**Directions for this task:**
Go through the records below from the first line and print each one exactly, stopping after the line that contains "var yMin = 1200, yMax = 1850, yStep = 100;". Do not print pictures or anything past that line.

** begin Data excerpts **

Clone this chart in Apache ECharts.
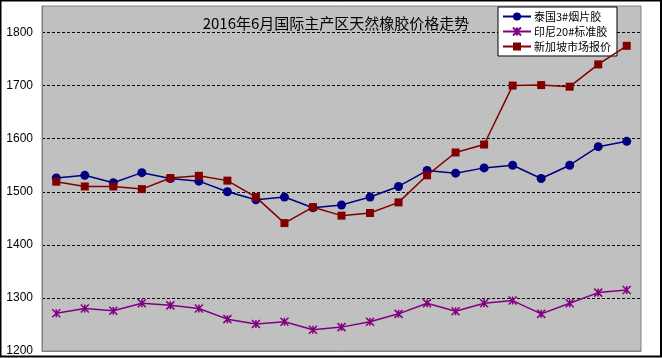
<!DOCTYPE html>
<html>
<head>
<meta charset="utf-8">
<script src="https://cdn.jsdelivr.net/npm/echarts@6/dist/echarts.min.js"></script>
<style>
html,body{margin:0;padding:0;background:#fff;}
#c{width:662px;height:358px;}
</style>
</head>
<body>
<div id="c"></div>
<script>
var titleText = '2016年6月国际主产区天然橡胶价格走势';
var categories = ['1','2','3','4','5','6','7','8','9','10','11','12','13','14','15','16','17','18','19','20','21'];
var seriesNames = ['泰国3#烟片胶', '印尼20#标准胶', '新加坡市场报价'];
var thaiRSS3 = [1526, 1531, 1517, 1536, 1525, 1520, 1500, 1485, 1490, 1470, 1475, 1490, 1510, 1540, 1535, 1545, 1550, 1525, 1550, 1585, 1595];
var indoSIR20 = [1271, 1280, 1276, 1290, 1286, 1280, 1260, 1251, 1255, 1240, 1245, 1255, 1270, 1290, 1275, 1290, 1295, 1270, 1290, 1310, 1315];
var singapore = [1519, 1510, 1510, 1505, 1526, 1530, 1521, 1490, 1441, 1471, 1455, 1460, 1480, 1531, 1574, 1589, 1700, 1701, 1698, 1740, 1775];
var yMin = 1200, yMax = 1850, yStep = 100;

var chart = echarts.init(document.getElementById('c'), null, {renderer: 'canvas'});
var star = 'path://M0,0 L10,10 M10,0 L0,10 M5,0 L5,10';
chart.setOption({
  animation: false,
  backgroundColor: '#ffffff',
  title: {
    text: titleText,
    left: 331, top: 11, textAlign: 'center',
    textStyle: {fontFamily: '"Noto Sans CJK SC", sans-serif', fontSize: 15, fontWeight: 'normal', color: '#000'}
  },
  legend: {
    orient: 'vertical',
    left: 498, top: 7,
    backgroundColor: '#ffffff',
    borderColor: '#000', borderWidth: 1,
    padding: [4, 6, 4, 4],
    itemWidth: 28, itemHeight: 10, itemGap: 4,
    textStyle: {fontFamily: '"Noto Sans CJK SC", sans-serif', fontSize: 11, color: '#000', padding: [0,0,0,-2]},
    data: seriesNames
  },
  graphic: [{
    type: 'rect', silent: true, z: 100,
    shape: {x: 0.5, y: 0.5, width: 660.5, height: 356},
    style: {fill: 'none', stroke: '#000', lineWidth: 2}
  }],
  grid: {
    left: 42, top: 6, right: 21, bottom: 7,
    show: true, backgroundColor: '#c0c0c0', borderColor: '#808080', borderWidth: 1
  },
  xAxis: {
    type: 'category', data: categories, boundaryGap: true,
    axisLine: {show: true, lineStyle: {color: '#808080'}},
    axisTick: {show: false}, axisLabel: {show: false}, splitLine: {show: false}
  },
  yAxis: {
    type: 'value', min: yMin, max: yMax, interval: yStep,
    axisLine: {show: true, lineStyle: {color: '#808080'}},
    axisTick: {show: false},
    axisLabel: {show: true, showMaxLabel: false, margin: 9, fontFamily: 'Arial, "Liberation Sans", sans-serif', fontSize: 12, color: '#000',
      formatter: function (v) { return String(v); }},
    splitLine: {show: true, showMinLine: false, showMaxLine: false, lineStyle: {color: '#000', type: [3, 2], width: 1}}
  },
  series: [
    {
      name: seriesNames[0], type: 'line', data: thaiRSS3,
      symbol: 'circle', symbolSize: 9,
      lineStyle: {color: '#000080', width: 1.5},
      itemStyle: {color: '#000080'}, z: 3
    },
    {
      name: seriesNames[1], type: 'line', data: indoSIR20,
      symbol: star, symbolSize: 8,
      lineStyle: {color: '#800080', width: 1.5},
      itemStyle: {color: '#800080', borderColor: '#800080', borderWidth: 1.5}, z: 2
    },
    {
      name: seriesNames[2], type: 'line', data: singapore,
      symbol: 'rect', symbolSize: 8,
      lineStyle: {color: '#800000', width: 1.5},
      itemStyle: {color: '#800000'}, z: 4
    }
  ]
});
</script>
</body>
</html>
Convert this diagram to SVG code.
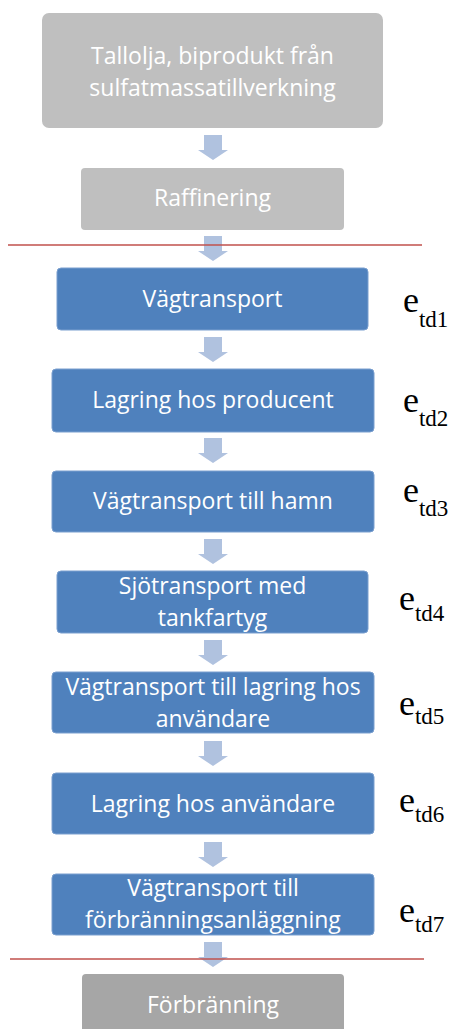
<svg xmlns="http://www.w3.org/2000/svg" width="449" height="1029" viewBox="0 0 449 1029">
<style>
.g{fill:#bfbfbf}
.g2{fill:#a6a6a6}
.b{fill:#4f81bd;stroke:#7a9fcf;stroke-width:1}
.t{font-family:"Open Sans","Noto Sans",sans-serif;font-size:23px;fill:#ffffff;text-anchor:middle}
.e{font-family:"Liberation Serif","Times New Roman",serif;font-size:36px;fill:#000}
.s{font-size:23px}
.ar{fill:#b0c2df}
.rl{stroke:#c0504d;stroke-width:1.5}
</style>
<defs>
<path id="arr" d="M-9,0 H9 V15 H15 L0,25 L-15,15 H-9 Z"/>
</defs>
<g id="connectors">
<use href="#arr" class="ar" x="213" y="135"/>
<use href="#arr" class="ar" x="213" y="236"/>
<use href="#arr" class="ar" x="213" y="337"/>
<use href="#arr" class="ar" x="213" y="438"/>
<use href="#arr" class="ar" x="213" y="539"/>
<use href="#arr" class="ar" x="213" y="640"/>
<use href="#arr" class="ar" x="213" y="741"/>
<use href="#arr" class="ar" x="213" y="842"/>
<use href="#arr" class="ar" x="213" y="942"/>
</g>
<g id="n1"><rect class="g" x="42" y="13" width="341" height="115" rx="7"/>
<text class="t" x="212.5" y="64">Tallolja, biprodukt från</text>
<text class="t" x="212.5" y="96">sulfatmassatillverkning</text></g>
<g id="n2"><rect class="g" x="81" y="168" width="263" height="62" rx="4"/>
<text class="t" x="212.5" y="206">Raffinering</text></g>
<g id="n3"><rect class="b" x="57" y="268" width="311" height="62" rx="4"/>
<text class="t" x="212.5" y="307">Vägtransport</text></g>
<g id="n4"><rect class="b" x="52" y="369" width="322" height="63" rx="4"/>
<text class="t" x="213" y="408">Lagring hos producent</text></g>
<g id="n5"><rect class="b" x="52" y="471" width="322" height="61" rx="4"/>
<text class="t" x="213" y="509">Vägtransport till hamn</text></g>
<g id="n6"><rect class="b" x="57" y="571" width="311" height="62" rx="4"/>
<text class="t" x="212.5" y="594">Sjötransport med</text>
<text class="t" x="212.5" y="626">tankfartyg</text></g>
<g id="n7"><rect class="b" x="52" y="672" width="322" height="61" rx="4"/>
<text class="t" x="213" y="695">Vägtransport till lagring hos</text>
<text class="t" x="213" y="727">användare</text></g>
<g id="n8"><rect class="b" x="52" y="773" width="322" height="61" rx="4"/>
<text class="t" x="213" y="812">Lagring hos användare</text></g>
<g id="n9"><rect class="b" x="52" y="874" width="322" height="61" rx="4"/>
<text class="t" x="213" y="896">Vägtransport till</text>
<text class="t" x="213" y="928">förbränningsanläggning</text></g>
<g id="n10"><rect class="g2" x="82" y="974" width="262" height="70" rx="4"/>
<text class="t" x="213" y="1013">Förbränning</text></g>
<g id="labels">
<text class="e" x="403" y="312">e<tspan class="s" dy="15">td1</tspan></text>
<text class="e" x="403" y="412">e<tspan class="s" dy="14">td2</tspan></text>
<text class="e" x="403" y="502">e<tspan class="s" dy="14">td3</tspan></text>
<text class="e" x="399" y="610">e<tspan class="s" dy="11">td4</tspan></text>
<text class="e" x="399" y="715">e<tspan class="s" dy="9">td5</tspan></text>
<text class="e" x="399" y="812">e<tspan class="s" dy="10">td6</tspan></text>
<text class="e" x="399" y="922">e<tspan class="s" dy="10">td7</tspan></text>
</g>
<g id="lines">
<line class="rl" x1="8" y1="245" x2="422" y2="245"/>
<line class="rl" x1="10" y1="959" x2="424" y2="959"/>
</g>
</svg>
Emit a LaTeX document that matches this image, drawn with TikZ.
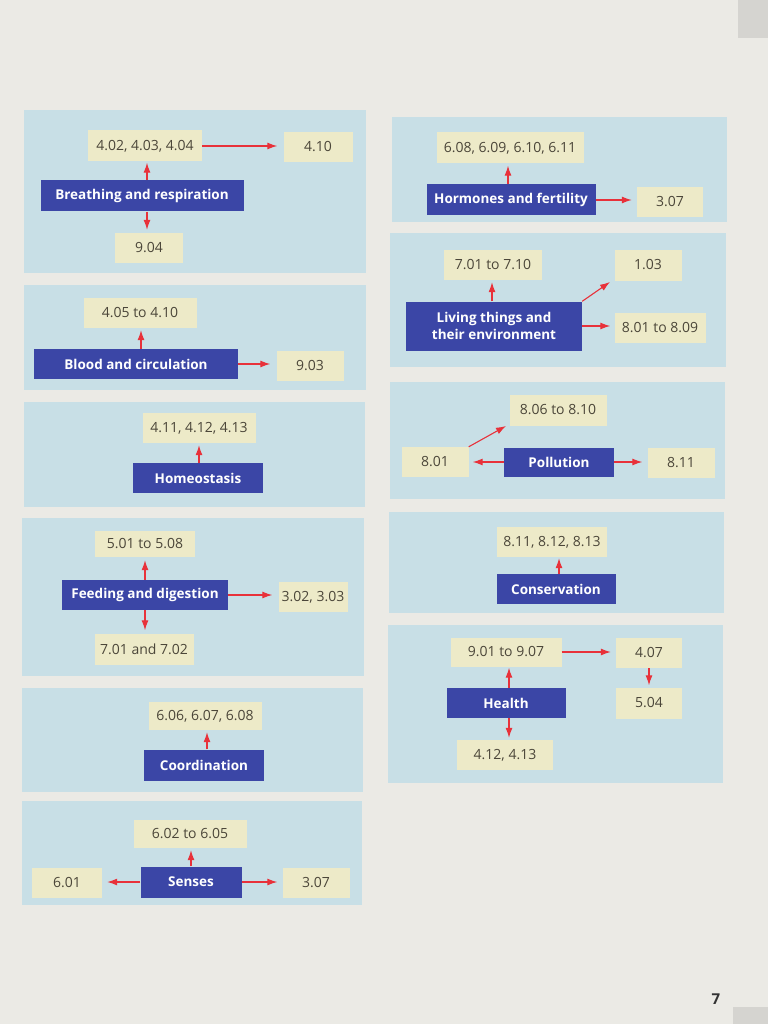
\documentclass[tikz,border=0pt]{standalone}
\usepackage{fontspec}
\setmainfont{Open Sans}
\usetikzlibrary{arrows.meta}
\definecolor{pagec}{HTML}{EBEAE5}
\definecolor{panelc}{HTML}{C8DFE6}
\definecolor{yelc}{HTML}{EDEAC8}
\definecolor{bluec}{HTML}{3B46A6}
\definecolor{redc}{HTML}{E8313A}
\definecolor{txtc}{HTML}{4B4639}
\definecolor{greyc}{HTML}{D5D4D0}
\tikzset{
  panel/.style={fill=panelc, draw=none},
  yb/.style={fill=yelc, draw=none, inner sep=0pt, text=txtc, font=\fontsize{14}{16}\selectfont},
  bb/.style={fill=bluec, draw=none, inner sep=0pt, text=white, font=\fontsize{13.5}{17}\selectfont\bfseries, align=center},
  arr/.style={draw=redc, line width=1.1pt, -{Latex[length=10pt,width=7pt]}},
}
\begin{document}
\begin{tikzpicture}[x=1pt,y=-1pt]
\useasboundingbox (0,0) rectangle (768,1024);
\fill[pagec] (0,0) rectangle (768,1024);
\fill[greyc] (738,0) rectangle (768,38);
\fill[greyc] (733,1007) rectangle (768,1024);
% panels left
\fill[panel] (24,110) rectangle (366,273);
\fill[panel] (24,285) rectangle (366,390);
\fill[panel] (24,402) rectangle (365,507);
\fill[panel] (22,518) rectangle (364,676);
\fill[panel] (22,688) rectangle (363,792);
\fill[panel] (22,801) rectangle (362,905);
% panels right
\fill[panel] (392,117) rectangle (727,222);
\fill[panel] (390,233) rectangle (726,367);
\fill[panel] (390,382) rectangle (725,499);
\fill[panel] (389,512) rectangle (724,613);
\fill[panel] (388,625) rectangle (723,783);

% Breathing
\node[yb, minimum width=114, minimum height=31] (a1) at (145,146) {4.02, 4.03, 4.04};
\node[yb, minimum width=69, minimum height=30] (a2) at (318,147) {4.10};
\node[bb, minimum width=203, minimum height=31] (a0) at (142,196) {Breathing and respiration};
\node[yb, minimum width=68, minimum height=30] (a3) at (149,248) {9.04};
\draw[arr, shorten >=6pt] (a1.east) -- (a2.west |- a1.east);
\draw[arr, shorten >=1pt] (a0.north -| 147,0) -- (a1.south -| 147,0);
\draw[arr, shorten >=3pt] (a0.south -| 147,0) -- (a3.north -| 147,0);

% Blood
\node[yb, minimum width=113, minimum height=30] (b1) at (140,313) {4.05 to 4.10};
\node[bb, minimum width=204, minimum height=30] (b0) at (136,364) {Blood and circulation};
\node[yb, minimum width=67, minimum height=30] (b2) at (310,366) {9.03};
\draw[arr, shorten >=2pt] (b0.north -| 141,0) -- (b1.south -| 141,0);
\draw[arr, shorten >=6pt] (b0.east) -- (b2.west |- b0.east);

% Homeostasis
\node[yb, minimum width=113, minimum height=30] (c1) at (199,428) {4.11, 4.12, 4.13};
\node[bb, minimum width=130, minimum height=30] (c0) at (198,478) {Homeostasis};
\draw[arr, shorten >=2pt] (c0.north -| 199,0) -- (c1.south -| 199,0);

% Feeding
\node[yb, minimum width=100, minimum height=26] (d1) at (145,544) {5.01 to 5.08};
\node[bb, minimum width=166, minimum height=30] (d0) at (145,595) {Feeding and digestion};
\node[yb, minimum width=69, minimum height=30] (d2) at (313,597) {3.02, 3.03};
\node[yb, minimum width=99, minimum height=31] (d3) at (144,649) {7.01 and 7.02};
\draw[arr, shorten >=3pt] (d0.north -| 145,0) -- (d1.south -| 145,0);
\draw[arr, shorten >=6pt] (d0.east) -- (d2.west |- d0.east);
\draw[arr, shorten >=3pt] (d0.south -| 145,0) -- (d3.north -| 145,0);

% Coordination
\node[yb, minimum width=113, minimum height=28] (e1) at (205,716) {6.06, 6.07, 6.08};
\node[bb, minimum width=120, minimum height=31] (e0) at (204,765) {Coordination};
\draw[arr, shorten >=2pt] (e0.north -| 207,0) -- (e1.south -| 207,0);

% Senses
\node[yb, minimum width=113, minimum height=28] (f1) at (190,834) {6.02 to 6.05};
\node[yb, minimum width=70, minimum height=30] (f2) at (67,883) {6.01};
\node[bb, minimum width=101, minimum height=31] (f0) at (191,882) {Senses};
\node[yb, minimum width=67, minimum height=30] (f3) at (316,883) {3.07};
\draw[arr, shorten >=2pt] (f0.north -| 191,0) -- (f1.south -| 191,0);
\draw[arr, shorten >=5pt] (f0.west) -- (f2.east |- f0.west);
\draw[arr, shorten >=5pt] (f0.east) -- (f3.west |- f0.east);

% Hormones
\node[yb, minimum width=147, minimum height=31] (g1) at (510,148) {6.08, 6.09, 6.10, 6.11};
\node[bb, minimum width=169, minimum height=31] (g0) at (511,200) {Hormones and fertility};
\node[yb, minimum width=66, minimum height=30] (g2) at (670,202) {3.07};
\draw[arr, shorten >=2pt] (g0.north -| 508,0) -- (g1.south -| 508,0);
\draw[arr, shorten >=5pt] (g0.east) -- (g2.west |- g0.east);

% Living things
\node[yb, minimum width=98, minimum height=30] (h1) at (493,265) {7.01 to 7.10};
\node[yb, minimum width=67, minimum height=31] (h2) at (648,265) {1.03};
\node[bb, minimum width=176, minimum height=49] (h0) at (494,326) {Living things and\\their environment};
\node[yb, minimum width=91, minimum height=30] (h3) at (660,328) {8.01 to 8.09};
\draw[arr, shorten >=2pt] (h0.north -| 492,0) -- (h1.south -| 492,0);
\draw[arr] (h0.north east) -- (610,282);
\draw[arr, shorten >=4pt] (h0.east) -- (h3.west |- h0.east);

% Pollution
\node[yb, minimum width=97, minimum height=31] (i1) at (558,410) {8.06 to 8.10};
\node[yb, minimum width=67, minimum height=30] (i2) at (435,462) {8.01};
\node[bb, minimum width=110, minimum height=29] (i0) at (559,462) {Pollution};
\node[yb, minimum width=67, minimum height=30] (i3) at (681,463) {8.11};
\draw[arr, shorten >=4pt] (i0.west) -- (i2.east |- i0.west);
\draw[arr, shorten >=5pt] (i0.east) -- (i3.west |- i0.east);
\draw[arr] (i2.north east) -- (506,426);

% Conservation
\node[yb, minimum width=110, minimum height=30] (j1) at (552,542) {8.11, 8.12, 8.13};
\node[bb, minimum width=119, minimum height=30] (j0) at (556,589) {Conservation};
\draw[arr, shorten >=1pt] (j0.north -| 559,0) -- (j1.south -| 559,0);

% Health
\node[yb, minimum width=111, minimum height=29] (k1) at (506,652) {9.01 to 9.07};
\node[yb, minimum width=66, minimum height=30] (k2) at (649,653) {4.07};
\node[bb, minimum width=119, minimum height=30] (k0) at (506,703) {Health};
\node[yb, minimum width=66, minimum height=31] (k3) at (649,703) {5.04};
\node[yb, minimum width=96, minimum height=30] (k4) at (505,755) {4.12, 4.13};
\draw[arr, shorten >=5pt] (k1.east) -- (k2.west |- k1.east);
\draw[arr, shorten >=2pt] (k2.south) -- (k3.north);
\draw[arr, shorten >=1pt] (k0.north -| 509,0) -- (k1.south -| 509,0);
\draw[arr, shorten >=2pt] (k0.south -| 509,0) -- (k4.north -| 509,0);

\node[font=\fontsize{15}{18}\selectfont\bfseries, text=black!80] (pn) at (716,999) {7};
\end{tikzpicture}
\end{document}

** end Data excerpts **

**Completed exercise:**
Clone this chart in Apache ECharts.
<!DOCTYPE html>
<html>
<head>
<meta charset="utf-8">
<script src="https://cdn.jsdelivr.net/npm/echarts@6/dist/echarts.min.js"></script>
<style>
html,body{margin:0;padding:0;background:#fff;}
#c{width:662px;height:358px;}
</style>
</head>
<body>
<div id="c"></div>
<script>
var titleText = '2016年6月国际主产区天然橡胶价格走势';
var categories = ['1','2','3','4','5','6','7','8','9','10','11','12','13','14','15','16','17','18','19','20','21'];
var seriesNames = ['泰国3#烟片胶', '印尼20#标准胶', '新加坡市场报价'];
var thaiRSS3 = [1526, 1531, 1517, 1536, 1525, 1520, 1500, 1485, 1490, 1470, 1475, 1490, 1510, 1540, 1535, 1545, 1550, 1525, 1550, 1585, 1595];
var indoSIR20 = [1271, 1280, 1276, 1290, 1286, 1280, 1260, 1251, 1255, 1240, 1245, 1255, 1270, 1290, 1275, 1290, 1295, 1270, 1290, 1310, 1315];
var singapore = [1519, 1510, 1510, 1505, 1526, 1530, 1521, 1490, 1441, 1471, 1455, 1460, 1480, 1531, 1574, 1589, 1700, 1701, 1698, 1740, 1775];
var yMin = 1200, yMax = 1850, yStep = 100;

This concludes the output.